▸ Problem: Your task is to repeat the lines below exactly, excluding any pictures they contain.

▸ Supplied material:
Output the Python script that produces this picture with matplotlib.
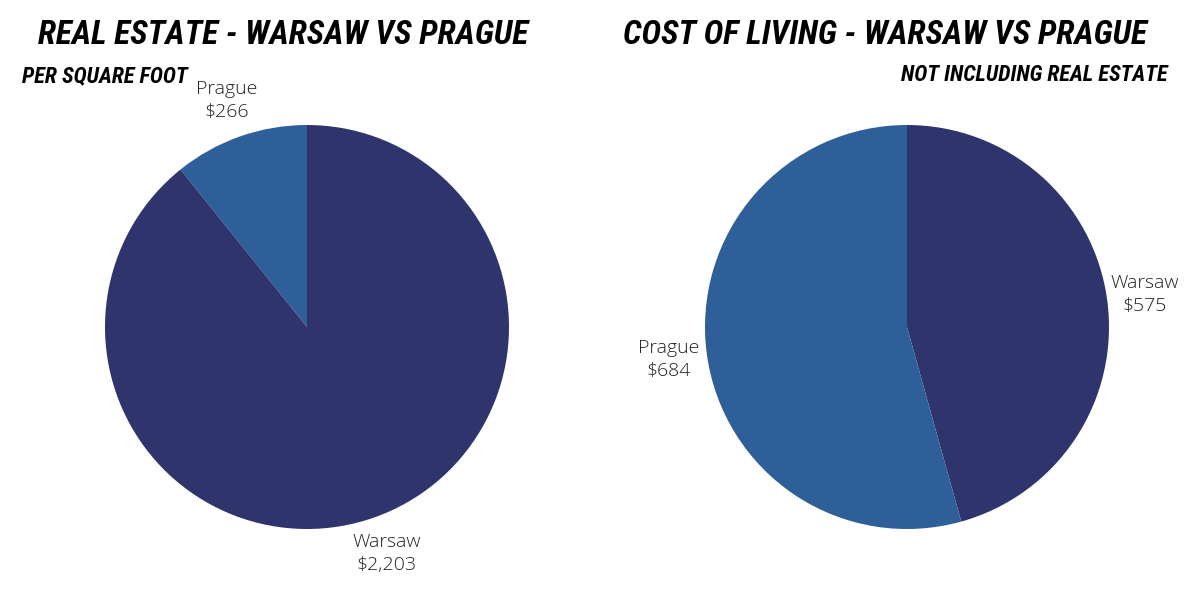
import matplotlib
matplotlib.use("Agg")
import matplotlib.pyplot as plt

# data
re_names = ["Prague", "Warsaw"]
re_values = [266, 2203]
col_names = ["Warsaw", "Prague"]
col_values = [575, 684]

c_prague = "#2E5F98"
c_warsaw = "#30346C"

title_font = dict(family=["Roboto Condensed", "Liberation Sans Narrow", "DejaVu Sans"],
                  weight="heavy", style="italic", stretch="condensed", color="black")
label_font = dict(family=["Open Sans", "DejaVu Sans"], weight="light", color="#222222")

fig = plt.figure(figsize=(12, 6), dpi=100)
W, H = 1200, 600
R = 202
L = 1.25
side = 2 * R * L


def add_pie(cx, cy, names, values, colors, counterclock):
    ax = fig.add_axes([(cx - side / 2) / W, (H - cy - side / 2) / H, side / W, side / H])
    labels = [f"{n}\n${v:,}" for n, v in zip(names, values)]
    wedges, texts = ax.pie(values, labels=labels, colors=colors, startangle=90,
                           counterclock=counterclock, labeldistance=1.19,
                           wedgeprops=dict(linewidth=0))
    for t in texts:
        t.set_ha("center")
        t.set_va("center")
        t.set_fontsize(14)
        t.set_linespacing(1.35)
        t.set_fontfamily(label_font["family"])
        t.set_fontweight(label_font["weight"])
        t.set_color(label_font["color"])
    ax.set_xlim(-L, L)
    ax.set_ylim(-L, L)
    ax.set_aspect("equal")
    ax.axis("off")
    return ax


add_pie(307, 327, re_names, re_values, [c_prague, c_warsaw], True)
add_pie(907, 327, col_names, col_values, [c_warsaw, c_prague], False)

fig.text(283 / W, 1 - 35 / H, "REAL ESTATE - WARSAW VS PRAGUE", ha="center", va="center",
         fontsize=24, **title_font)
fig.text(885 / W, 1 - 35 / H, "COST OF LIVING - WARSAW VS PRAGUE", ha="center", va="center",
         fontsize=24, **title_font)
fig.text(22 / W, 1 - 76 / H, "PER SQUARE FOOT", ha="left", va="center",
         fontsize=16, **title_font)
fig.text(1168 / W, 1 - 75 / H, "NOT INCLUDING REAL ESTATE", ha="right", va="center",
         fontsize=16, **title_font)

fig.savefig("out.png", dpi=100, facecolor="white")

▸ Exercise output:
Output the Python script that produces this picture with matplotlib.
import matplotlib
matplotlib.use("Agg")
import matplotlib.pyplot as plt

# data
re_names = ["Prague", "Warsaw"]
re_values = [266, 2203]
col_names = ["Warsaw", "Prague"]
col_values = [575, 684]

c_prague = "#2E5F98"
c_warsaw = "#30346C"

title_font = dict(family=["Roboto Condensed", "Liberation Sans Narrow", "DejaVu Sans"],
                  weight="heavy", style="italic", stretch="condensed", color="black")
label_font = dict(family=["Open Sans", "DejaVu Sans"], weight="light", color="#222222")

fig = plt.figure(figsize=(12, 6), dpi=100)
W, H = 1200, 600
R = 202
L = 1.25
side = 2 * R * L


def add_pie(cx, cy, names, values, colors, counterclock):
    ax = fig.add_axes([(cx - side / 2) / W, (H - cy - side / 2) / H, side / W, side / H])
    labels = [f"{n}\n${v:,}" for n, v in zip(names, values)]
    wedges, texts = ax.pie(values, labels=labels, colors=colors, startangle=90,
                           counterclock=counterclock, labeldistance=1.19,
                           wedgeprops=dict(linewidth=0))
    for t in texts:
        t.set_ha("center")
        t.set_va("center")
        t.set_fontsize(14)
        t.set_linespacing(1.35)
        t.set_fontfamily(label_font["family"])
        t.set_fontweight(label_font["weight"])
        t.set_color(label_font["color"])
    ax.set_xlim(-L, L)
    ax.set_ylim(-L, L)
    ax.set_aspect("equal")
    ax.axis("off")
    return ax


add_pie(307, 327, re_names, re_values, [c_prague, c_warsaw], True)
add_pie(907, 327, col_names, col_values, [c_warsaw, c_prague], False)

fig.text(283 / W, 1 - 35 / H, "REAL ESTATE - WARSAW VS PRAGUE", ha="center", va="center",
         fontsize=24, **title_font)
fig.text(885 / W, 1 - 35 / H, "COST OF LIVING - WARSAW VS PRAGUE", ha="center", va="center",
         fontsize=24, **title_font)
fig.text(22 / W, 1 - 76 / H, "PER SQUARE FOOT", ha="left", va="center",
         fontsize=16, **title_font)
fig.text(1168 / W, 1 - 75 / H, "NOT INCLUDING REAL ESTATE", ha="right", va="center",
         fontsize=16, **title_font)

fig.savefig("out.png", dpi=100, facecolor="white")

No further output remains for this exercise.